**What is needed**: Start at the line containing "Write the TikZ code for this diagram." and stop at the line containing "(29,17) rectangle (1052,988);"; copy those lines exactly, both ends included, and no others.

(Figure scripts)
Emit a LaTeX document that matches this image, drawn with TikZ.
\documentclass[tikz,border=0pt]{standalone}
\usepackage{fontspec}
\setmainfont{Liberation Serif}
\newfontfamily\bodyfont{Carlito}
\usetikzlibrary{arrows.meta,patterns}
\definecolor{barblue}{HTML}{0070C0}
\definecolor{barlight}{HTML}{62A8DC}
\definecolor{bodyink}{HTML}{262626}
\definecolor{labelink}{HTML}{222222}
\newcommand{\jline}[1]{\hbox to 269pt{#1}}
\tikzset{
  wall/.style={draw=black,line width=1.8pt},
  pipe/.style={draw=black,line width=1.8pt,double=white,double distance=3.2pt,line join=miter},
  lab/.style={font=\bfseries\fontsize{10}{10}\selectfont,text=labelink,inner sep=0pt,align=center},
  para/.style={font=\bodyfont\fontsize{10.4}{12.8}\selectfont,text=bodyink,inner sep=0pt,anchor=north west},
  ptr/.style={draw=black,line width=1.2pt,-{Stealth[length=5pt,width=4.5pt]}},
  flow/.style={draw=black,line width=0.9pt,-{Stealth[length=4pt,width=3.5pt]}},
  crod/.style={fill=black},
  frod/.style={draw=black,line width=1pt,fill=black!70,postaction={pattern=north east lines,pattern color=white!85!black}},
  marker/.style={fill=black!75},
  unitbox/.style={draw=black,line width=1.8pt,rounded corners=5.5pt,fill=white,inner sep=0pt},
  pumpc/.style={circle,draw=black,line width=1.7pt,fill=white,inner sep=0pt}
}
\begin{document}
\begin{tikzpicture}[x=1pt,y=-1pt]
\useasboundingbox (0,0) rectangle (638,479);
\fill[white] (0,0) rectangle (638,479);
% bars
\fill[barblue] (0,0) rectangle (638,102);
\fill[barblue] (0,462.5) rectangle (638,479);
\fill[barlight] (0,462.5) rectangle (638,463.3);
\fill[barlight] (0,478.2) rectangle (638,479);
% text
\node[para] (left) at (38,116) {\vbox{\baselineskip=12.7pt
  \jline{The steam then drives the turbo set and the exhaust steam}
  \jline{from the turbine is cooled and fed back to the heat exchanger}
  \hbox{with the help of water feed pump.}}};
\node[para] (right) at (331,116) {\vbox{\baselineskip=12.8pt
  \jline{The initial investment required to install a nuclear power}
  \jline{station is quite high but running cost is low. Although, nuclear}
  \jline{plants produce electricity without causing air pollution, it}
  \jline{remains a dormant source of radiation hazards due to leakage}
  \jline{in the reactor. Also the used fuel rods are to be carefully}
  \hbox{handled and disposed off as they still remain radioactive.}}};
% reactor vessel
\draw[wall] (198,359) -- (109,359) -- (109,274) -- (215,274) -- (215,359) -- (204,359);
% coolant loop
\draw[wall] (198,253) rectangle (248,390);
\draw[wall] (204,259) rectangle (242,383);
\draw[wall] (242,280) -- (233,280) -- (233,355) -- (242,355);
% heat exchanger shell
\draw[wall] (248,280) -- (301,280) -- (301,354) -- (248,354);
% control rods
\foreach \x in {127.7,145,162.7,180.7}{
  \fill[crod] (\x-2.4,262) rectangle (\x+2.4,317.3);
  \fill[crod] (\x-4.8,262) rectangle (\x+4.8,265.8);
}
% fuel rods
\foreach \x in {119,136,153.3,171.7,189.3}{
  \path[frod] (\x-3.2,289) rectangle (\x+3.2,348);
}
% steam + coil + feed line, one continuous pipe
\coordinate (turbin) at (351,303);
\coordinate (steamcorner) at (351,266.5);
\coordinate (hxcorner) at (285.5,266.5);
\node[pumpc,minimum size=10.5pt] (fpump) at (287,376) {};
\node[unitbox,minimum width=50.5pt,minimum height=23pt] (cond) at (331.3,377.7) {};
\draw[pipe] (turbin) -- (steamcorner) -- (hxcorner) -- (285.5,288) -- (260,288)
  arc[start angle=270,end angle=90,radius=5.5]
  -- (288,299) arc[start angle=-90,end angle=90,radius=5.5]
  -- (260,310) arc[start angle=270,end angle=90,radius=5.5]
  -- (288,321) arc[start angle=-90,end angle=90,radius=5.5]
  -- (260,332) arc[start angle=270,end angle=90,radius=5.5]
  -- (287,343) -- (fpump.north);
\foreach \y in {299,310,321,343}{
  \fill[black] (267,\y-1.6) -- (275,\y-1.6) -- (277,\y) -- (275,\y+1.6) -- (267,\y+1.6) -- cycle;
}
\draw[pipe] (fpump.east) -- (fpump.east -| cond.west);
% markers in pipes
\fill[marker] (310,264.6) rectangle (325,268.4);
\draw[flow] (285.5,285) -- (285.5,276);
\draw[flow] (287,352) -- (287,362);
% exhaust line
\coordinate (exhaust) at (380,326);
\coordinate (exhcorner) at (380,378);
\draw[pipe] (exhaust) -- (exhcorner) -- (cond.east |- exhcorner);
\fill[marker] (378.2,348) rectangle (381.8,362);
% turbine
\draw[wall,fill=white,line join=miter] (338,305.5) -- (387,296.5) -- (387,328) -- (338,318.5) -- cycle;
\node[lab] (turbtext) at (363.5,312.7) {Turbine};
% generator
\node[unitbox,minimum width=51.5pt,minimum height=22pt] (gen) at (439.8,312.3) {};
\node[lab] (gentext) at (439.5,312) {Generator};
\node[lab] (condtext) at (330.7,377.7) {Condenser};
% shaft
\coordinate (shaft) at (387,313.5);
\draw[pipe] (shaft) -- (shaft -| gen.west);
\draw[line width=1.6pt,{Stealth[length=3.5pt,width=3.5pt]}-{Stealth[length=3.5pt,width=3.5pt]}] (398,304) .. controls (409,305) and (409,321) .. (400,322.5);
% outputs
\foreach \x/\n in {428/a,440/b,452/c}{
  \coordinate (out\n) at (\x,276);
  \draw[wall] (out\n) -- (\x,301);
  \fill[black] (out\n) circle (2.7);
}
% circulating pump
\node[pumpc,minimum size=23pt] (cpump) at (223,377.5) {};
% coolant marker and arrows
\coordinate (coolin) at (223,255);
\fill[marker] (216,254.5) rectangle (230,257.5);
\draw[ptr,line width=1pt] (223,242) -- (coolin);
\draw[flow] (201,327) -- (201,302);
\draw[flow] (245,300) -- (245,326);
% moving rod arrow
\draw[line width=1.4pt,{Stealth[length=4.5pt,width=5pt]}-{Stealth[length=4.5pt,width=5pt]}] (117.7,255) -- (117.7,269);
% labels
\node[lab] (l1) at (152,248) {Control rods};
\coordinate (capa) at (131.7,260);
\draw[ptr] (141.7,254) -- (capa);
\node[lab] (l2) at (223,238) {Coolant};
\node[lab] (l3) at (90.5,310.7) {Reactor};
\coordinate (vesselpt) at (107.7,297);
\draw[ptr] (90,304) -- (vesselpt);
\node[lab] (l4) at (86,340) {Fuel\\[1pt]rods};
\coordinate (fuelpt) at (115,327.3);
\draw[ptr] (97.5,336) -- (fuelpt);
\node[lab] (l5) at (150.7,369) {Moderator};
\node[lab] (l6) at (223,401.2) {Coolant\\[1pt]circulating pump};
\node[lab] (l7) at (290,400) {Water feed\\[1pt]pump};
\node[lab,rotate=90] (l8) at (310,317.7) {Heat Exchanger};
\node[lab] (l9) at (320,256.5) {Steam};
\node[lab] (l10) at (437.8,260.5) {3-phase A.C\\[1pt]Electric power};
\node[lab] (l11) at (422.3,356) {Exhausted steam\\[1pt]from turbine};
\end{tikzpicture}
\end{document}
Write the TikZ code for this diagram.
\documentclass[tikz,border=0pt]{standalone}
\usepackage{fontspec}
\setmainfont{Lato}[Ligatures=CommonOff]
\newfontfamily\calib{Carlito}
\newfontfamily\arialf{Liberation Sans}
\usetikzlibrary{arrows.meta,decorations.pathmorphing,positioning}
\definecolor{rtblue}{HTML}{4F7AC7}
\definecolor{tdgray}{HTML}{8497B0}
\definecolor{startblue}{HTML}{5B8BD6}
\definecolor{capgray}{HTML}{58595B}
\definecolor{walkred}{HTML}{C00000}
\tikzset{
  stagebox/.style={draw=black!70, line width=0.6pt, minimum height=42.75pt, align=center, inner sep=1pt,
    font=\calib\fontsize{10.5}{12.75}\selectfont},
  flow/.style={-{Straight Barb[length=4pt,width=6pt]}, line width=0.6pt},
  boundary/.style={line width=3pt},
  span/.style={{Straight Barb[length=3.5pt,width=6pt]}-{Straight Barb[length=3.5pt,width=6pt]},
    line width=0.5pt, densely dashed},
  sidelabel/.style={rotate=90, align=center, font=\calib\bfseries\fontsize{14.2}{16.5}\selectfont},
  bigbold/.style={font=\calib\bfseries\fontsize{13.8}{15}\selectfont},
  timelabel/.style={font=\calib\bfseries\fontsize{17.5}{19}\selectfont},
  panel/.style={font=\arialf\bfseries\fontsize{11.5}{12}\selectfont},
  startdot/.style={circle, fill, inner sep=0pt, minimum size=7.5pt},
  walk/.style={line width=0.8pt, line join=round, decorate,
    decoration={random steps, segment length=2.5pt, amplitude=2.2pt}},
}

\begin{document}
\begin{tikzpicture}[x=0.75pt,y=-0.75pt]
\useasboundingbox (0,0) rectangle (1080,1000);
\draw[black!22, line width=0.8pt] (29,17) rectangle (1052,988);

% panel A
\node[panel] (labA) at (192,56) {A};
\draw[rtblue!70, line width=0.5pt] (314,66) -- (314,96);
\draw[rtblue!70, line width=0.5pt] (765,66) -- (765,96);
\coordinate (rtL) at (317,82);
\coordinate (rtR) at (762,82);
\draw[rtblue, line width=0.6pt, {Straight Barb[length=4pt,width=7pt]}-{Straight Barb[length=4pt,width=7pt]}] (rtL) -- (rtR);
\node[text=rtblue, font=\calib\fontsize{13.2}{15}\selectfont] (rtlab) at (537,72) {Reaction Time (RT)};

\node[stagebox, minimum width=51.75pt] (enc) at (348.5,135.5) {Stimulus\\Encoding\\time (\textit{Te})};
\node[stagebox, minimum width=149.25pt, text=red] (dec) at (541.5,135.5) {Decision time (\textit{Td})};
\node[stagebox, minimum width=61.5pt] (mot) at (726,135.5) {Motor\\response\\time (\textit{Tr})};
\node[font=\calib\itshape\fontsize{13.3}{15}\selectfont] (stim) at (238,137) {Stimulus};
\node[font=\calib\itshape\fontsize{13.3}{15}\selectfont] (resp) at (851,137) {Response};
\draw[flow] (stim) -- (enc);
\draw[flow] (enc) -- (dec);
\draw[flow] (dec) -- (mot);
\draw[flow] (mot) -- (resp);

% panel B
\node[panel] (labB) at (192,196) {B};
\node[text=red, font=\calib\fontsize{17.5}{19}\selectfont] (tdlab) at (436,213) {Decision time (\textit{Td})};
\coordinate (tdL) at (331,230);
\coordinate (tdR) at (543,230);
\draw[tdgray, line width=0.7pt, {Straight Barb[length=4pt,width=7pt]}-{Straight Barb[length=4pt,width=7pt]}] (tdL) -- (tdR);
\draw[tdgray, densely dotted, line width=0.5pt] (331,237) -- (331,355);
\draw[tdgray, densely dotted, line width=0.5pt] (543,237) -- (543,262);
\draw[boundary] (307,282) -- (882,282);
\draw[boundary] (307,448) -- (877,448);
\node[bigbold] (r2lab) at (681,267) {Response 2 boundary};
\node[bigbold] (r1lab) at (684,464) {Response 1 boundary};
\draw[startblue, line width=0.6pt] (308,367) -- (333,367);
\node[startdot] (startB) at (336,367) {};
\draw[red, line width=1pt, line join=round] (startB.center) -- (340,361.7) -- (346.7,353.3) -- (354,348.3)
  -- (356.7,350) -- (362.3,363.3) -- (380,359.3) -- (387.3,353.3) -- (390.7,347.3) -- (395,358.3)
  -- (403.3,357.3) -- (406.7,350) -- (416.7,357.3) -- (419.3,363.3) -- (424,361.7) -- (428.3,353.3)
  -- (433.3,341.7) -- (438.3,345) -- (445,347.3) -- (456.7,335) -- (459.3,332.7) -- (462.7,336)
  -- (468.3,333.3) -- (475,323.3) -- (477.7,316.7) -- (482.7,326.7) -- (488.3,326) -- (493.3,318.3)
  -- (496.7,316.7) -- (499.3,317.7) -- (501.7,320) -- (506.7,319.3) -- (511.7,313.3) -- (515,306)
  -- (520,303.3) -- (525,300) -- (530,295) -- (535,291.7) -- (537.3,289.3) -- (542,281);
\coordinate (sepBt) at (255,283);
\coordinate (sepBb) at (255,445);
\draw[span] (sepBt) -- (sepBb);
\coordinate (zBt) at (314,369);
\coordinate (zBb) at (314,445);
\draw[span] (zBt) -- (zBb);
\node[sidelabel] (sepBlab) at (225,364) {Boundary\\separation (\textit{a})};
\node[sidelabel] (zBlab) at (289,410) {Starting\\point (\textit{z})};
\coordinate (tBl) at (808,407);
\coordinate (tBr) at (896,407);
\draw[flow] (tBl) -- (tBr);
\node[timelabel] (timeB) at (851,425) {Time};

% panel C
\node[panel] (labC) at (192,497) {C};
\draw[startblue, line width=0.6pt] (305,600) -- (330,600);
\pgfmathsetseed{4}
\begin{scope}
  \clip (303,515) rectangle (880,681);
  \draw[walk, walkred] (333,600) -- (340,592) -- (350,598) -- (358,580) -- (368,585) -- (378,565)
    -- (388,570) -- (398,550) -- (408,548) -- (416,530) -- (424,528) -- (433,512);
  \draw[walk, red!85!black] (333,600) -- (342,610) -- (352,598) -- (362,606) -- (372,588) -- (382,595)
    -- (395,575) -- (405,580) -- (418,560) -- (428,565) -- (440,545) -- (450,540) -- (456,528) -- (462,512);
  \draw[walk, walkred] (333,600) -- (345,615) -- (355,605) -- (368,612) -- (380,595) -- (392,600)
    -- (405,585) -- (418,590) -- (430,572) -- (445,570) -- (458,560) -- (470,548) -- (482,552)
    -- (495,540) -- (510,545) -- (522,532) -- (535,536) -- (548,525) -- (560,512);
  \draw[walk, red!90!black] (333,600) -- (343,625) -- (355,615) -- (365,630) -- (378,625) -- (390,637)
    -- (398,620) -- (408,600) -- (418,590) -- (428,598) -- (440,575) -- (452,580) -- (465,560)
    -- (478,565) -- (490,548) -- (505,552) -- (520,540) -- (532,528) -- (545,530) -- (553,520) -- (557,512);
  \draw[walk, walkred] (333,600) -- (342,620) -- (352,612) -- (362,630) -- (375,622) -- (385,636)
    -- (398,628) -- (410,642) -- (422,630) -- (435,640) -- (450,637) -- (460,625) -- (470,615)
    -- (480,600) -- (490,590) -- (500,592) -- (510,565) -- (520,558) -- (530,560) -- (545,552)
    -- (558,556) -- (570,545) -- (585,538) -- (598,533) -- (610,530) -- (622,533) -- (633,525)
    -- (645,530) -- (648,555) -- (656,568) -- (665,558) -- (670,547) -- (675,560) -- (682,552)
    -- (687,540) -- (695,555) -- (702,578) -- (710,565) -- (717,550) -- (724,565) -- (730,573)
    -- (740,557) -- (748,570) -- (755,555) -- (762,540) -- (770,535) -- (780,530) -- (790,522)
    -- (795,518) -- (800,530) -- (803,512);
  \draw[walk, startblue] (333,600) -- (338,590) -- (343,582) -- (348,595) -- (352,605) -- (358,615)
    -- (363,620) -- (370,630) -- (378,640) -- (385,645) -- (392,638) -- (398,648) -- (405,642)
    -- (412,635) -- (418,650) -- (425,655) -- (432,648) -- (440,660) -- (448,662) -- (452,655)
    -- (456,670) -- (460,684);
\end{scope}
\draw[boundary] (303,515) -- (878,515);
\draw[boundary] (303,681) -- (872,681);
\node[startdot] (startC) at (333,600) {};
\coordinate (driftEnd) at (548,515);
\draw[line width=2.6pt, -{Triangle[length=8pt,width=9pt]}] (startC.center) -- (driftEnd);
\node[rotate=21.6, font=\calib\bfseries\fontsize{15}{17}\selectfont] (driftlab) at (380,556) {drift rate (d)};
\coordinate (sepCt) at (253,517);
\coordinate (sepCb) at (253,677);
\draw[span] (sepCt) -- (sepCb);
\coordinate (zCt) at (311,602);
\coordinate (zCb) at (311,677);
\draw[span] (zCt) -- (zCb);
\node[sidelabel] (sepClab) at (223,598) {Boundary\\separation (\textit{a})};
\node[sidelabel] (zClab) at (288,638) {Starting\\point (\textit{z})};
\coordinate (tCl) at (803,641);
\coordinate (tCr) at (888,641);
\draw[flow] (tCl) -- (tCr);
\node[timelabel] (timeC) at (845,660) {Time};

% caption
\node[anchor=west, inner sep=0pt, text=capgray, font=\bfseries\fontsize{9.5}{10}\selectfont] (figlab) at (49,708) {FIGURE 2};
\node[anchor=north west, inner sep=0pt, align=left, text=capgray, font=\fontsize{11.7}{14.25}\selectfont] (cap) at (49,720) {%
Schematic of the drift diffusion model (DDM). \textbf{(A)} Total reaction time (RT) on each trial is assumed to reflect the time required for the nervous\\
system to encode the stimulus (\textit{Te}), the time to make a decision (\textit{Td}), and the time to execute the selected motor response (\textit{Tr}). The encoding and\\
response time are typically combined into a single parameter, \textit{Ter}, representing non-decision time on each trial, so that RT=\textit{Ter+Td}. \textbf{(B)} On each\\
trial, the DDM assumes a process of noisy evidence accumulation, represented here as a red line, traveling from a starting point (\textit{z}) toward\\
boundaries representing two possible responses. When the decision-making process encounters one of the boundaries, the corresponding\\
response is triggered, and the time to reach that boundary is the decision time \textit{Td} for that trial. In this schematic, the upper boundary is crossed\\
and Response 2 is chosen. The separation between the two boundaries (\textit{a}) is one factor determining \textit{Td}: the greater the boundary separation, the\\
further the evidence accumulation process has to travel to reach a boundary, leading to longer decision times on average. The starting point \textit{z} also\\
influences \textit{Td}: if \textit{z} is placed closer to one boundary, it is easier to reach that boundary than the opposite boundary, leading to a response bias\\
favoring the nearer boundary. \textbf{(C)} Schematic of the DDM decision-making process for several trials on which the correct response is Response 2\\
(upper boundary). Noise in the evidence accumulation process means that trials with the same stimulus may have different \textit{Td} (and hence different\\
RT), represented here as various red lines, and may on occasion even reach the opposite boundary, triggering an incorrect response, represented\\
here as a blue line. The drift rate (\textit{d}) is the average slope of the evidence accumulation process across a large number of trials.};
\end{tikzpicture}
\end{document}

**Reply**:
Write the TikZ code for this diagram.
\documentclass[tikz,border=0pt]{standalone}
\usepackage{fontspec}
\setmainfont{Lato}[Ligatures=CommonOff]
\newfontfamily\calib{Carlito}
\newfontfamily\arialf{Liberation Sans}
\usetikzlibrary{arrows.meta,decorations.pathmorphing,positioning}
\definecolor{rtblue}{HTML}{4F7AC7}
\definecolor{tdgray}{HTML}{8497B0}
\definecolor{startblue}{HTML}{5B8BD6}
\definecolor{capgray}{HTML}{58595B}
\definecolor{walkred}{HTML}{C00000}
\tikzset{
  stagebox/.style={draw=black!70, line width=0.6pt, minimum height=42.75pt, align=center, inner sep=1pt,
    font=\calib\fontsize{10.5}{12.75}\selectfont},
  flow/.style={-{Straight Barb[length=4pt,width=6pt]}, line width=0.6pt},
  boundary/.style={line width=3pt},
  span/.style={{Straight Barb[length=3.5pt,width=6pt]}-{Straight Barb[length=3.5pt,width=6pt]},
    line width=0.5pt, densely dashed},
  sidelabel/.style={rotate=90, align=center, font=\calib\bfseries\fontsize{14.2}{16.5}\selectfont},
  bigbold/.style={font=\calib\bfseries\fontsize{13.8}{15}\selectfont},
  timelabel/.style={font=\calib\bfseries\fontsize{17.5}{19}\selectfont},
  panel/.style={font=\arialf\bfseries\fontsize{11.5}{12}\selectfont},
  startdot/.style={circle, fill, inner sep=0pt, minimum size=7.5pt},
  walk/.style={line width=0.8pt, line join=round, decorate,
    decoration={random steps, segment length=2.5pt, amplitude=2.2pt}},
}

\begin{document}
\begin{tikzpicture}[x=0.75pt,y=-0.75pt]
\useasboundingbox (0,0) rectangle (1080,1000);
\draw[black!22, line width=0.8pt] (29,17) rectangle (1052,988);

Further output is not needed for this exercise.